The movie even includes a scene were a Broadway producer Reed Channing (Peter Donat) and acrobat Joe Spah (Robert Clary) perform a song number satirizing the Nazi regime, and the bulk of the audience, including Luftwaffe Colonel Ritter, really seem to be enjoying the performance. Only the Hindenburg Captain Max Pruss (Charles Durning) is upset enough to demand they stop. Which I find hard to believe as I’m betting most Germans at the time would have at least faked outrage at such a performance.
In reality Joseph Spah did tell anti-Nazi jokes, and his frequent unaccompanied visits into the hull to visit his dog led him to be a prime suspect, but Spah is just one of many characters the film trots out as suspects. The actual guilty party in this movie is Hindenburg crewman Karl Boerth (William Atherton), and the movie isn’t remotely subtle about it. This character was based on the real life Eric Spehl, whose girlfriend held communist beliefs and had anti-Nazi connections, but most damming evidence against him here is that’s he’s being played by William Atherton, so there is no doubt he’s our mad bomber.
That the fire broke out near the top of the ship, a place that a wandering passenger would have a hard time reaching unnoticed, made Spehl a perfect patsy for theorists, and as he died in the fire he certainly couldn’t refute these accusations. Unfortunately for conspiracy nuts no evidence, physical or otherwise, has ever been discovered to prove this case. Instead the movie tries to create a whodunnit mystery that wouldn’t pass muster on episode of Murder She Wrote, and with poor Karl Boreth guilt uncovered halfway through the movie we don’t even have that “suspense” for long.
Note: To add action to what is basically a drawing room mystery the filmmakers threw in a scene where there is a tear in the outer cover of the Hindenburg that has to repaired mid-flight. This did happen but to the Graf Zeppelin, not the Hindenburg.
Being this movie is obviously not Pro-Nazi the film’s bomber is not portrayed as a villain, but as a sympathetic character who wants to use the destruction of the Hindenburg as a weapon against Hitler and Goebbels’ propaganda machine. The movie then moves into complete fantasyland when Ritter comes to the conclusion that Boerth/Spehl is the bomber and attempts to arrest him, but Boerth is able to use some magical rhetoric to win Ritter to his side. We learn that Ritter’s only son was a Hitler Youth member and had died in an accident while painting anti-Jewish graffiti. This is apparently enough to sway this man to the bomber’s side, well that and the assurances that the bomb will be set to go off only after the ship is empty.
The bulk of this movie unfortunately comes across more like an episode of The Love Boat than a big budget historical drama/disaster movie.
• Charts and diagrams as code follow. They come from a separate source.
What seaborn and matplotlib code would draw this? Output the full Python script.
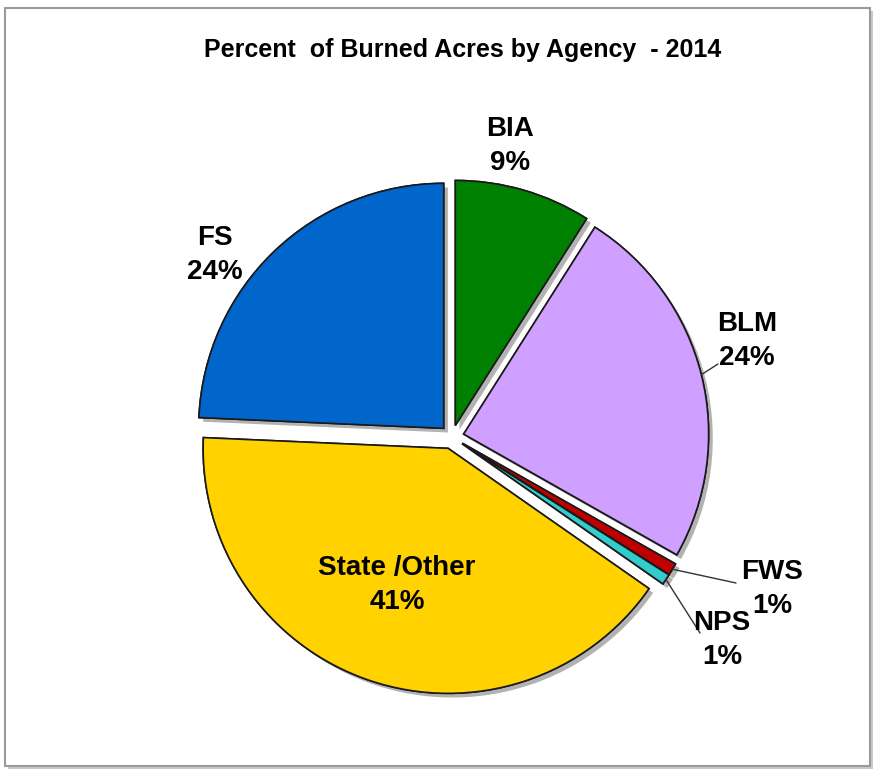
import numpy as np
import matplotlib
matplotlib.use("Agg")
import matplotlib.pyplot as plt
import matplotlib.patheffects as pe
from matplotlib.patches import Rectangle
import seaborn as sns

# DATA
agencies = ["BIA", "BLM", "FWS", "NPS", "State /Other", "FS"]
percents = [9.0, 24.2, 0.8, 0.7, 41.0, 24.3]
shown = ["9%", "24%", "1%", "1%", "41%", "24%"]
colors = ["#008000", "#CFA0FF", "#C00000", "#33CCCC", "#FFD200", "#0066CC"]

# LAYOUT (pixels, image coords: y down)
W, H = 875, 771
center = (452, 437)
radius = 245
gap = 12
label_pos = [(510, 146), (747, 341), (772, 589), (722, 640), (397, 585), (215, 255)]
leader_end = [None, (718, 364), (736, 583), (700, 633), None, None]

sns.set_theme(style="white")
plt.rcParams["font.family"] = ["Liberation Sans", "DejaVu Sans"]
plt.rcParams["text.color"] = "black"

fig = plt.figure(figsize=(W / 100, H / 100), dpi=100)
ax = fig.add_axes([0, 0, 1, 1])
ax.set_xlim(0, W)
ax.set_ylim(0, H)

# FRAME
frame = Rectangle((5, H - 766), 865, 758, facecolor="white", edgecolor="#9a9a9a",
                  lw=1.5, zorder=0,
                  path_effects=[pe.withSimplePatchShadow(offset=(2, -2), shadow_rgbFace="#bbbbbb", alpha=0.8)])
ax.add_patch(frame)

cx, cy = center[0], H - center[1]
wedges, _ = ax.pie(percents, colors=colors, startangle=90, counterclock=False,
                   radius=radius, center=(cx, cy), explode=[gap] * len(percents),
                   wedgeprops=dict(edgecolor="#1a1a1a", linewidth=1.2))
for w in wedges:
    w.set_path_effects([pe.withSimplePatchShadow(offset=(3, -3), shadow_rgbFace="#555555", alpha=0.45),
                        pe.Normal()])
    w.set_zorder(2)
ax.set_xlim(0, W)
ax.set_ylim(0, H)
ax.set_aspect("equal")
ax.axis("off")

# LABELS
for i, w in enumerate(wedges):
    lx, ly = label_pos[i]
    ax.text(lx, H - ly, agencies[i] + "\n" + shown[i], ha="center", va="center",
            fontsize=20, fontweight="bold", linespacing=1.38, color="black", zorder=5)
    if leader_end[i] is not None:
        mid = np.deg2rad((w.theta1 + w.theta2) / 2)
        wx, wy = w.center
        sx = wx + radius * np.cos(mid)
        sy = wy + radius * np.sin(mid)
        ex, ey = leader_end[i]
        ax.plot([sx, ex], [sy, H - ey], color="#333333", lw=1, zorder=4)

ax.text(W / 2 + 25, H - 50, "Percent  of Burned Acres by Agency  - 2014", ha="center",
        va="center", fontsize=18, fontweight="bold", color="black")

fig.savefig("out.png", dpi=100)
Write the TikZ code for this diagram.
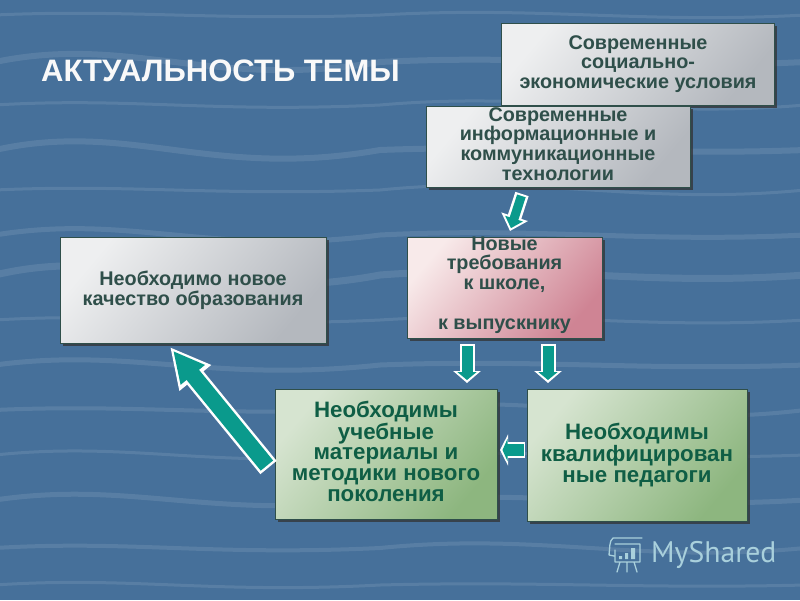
\documentclass[tikz,border=0pt]{standalone}
\usepackage{fontspec}
\setmainfont{Liberation Sans}
\newfontfamily\logofont{PT Sans}
\usetikzlibrary{arrows.meta,shadows}

\definecolor{seablue}{HTML}{46709A}
\definecolor{boxtext}{HTML}{2F4F4A}
\definecolor{greentext}{HTML}{0F5E45}
\definecolor{arrowteal}{HTML}{0A9A8C}
\definecolor{logoblue}{HTML}{A9D0DC}
\definecolor{grayleft}{HTML}{EEEFF0}
\definecolor{grayright}{HTML}{B4B8BE}
\definecolor{pinkleft}{HTML}{F8EAEA}
\definecolor{pinkright}{HTML}{CF8494}
\definecolor{greenleft}{HTML}{D6E4D0}
\definecolor{greenright}{HTML}{8DB67F}

\tikzset{
  box/.style={draw=boxtext,line width=1,align=center,
    drop shadow={shadow xshift=2.5pt,shadow yshift=-2.5pt,opacity=.75,fill=black!80},
    inner sep=0,text=boxtext},
  graybox/.style={box,left color=grayleft,right color=grayright,shading angle=50,
    font=\bfseries\fontsize{19.8}{19.6}\selectfont},
  pinkbox/.style={box,left color=pinkleft,right color=pinkright,shading angle=50,
    font=\bfseries\fontsize{19.8}{19.7}\selectfont},
  greenbox/.style={box,left color=greenleft,right color=greenright,shading angle=50,
    text=greentext,font=\bfseries\fontsize{22.3}{20.6}\selectfont},
  outer/.style={white,line cap=butt},
  inner/.style={arrowteal,line cap=butt},
  streak/.style={white,opacity=.1,line cap=round},
}

\begin{document}
\begin{tikzpicture}[x=1pt,y=-1pt]

\useasboundingbox (0,0) rectangle (800,600);

\fill [seablue] (0,0) rectangle (800,600);

\foreach \y/\a/\b/\w in {15/6/9/3,62/28/8/6,105/8/14/3,150/30/6/6,190/6/16/3,235/22/8/5,275/32/12/7,320/8/10/3,
  365/18/6/5,410/6/20/4,455/14/6/3,500/20/10/5,548/8/16/4,585/9/4/3}
  \draw [streak,line width=\w] (-5,\y) .. controls (130,\y-\a) and (210,\y+\a) .. (380,\y)
    .. controls (540,\y-\b) and (640,\y+\b) .. (805,\y);

\node [font=\bfseries\fontsize{31}{33}\selectfont,text=white!95!gray,anchor=west,inner sep=0] (title) at (41,71) {АКТУАЛЬНОСТЬ ТЕМЫ};

\node [graybox,minimum width=273,minimum height=82] (social) at (638,64)
  {Современные\\социально-\\экономические условия};
\node [graybox,text height=70,text depth=4,minimum width=264,minimum height=81] (tech) at (558,147)
  {Современные\\информационные и\\коммуникационные\\технологии};
\node [pinkbox,text height=85,text depth=2,minimum width=195,minimum height=101] (school) at (504.5,287.5)
  {Новые\\требования\\к школе,\\\mbox{}\\к выпускнику};
\node [graybox,minimum width=266,minimum height=106] (quality) at (193,290)
  {Необходимо новое\\качество образования};
\node [greenbox,text height=102,text depth=8,minimum width=222,minimum height=130] (materials) at (386,454)
  {Необходимы\\учебные\\материалы и\\методики нового\\поколения};
\node [greenbox,minimum width=220,minimum height=132] (teachers) at (637,455)
  {Необходимы\\квалифицирован\\ные педагоги};

\coordinate (techend) at (522,194);
\coordinate (schoolstart) at (510,231);
\coordinate (leftstart) at (467,344);
\coordinate (leftend) at (467,383);
\coordinate (rightstart) at (548,344);
\coordinate (rightend) at (548,383);
\coordinate (midstart) at (525,450);
\coordinate (midend) at (500,450);
\coordinate (bigstart) at (268.5,467.5);
\coordinate (bigend) at (170,347);

\draw [outer,line width=14,-{Triangle[length=15,width=27]}] (techend) -- (schoolstart);
\draw [inner,line width=9,-{Triangle[length=10,width=18]},shorten >=3,shorten <=2] (techend) -- (schoolstart);
\draw [outer,line width=15,-{Triangle[length=12,width=27]}] (leftstart) -- (leftend);
\draw [inner,line width=11,-{Triangle[length=8,width=19]},shorten >=3,shorten <=2] (leftstart) -- (leftend);
\draw [outer,line width=15,-{Triangle[length=12,width=27]}] (rightstart) -- (rightend);
\draw [inner,line width=11,-{Triangle[length=8,width=19]},shorten >=3,shorten <=2] (rightstart) -- (rightend);
\draw [outer,line width=16,-{Triangle[length=8,width=31]}] (midstart) -- (midend);
\draw [inner,line width=12,-{Triangle[length=5,width=22]},shorten >=2.5,shorten <=1.5] (midstart) -- (midend);
\draw [outer,line width=21,-{Triangle[length=40,width=38]}] (bigstart) -- (bigend);
\draw [inner,line width=16,-{Triangle[length=31,width=29]},shorten >=5,shorten <=2.5] (bigstart) -- (bigend);

\node [logoblue,font=\logofont\fontsize{29.7}{31}\selectfont,anchor=west,inner sep=0] (logo) at (651,555) {MyShared};

\draw [logoblue,line width=1.3,line cap=round,line join=round] (613,538) -- (642,538) (613,538) .. controls (609,541) and (610,548) .. (609,555) -- (614,556)
  (615,544) -- (640,544) -- (640,562) -- (615,562) -- (615,550)
  (620,562) -- (617,572) (627,562) -- (627,572) (634,562) -- (637,572);
\fill [logoblue] (619,556) rectangle (622,559) (625,553) rectangle (628,559) (631,548) rectangle (635,559);

\end{tikzpicture}
\end{document}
While Ritter is stuck investigating this bomb threat we must suffer through vignettes of the various other passengers aboard this doomed airship and their problems; Countess Ursula von Reugen (Anne Bancroft) is fleeing Germany to join her deaf daughter in America, Edward Douglas (Gig Young) has to get to New York before a rival ad agency steals his client, Emilio Pajetta (Burgess Meredith) and Major Napier (Rene Auberjonois) are two card cheats plying their trade among the wealthy passengers, and finally we have Albert Breslau (Alan Oppenheimer) who along with his family are smuggling diamonds to hopefully secure enough funds to get his extended family out of Germany. This is the kind of formula that was used successfully in the 1970s movie Airport, but that movie didn’t make you wait to the last ten minutes to kick off the disaster portion of the film.
When we do finally reach the epic event it is, shall we say, less than spectacular. Robert Wise wanted to shoot the whole film in Black & White so as to easily integrate the actual newsreel footage of the disaster into his film, but the studio wouldn’t go for it, so instead the movie just switches to Black & White once the bomb goes off. It’s jarring and makes no filmic sense other than “Hey, we can save a bundle of money doing it this way,” and that’s a shame. And for some presumed artistic reason they occasionally freeze frame the footage at random times, which is almost as jarring a choice as the Black & White switch.
This is a movie about the world’s largest airship bursting into flames, who in their right mind could think Black & White stock footage for your climax would go over well with modern audiences? Can you imagine Irwin Allen’s The Towering Inferno in black & white? No, because that would be ridiculous. This is the kind stuff you expect to see in a Roger Corman B-Movie.
So Robert Wise has given the world a movie that is based on an actual historical event, but then he went with a theory that was never even truly believed at the time, and then he made audiences wait until the last ten minutes of his two hour movie to give them the this epic disaster, and then he bizarrely went with Black & White stock footage of the event instead of a Technicolor action climax. That audiences didn’t demand their money back is the truly surprising element here. Sure there are some nice model shots and nice matte paintings of the Hindenburg, and the cast does delivery mostly decent performances, but that’s not what most people were paying to see.
In 1972 we got The Poseidon Adventure which was then followed by The Towering Inferno and Earthquake in 1974, those three films setting the bar for the genre, and Robert Wise severely dropped the ball with The Hindenburg. It’s hard to believe this movie was produced and directed by the same guy who gave us The Day the Earth Stood Still and The Haunting. Then again The Hindenburg came out just a few years before he’d make the colossally boring Star Trek: The Motion Picture, so I guess Wise was already sliding into early retirement with these pictures.
Note: The film ends with a collection of photos listing all those that survived and those that did not, and the last survivor mentioned is the dog. In fact there were two dogs aboard the Hindenburg and both died. It seems that audiences can apparently handle dozens of people dying but not a dog.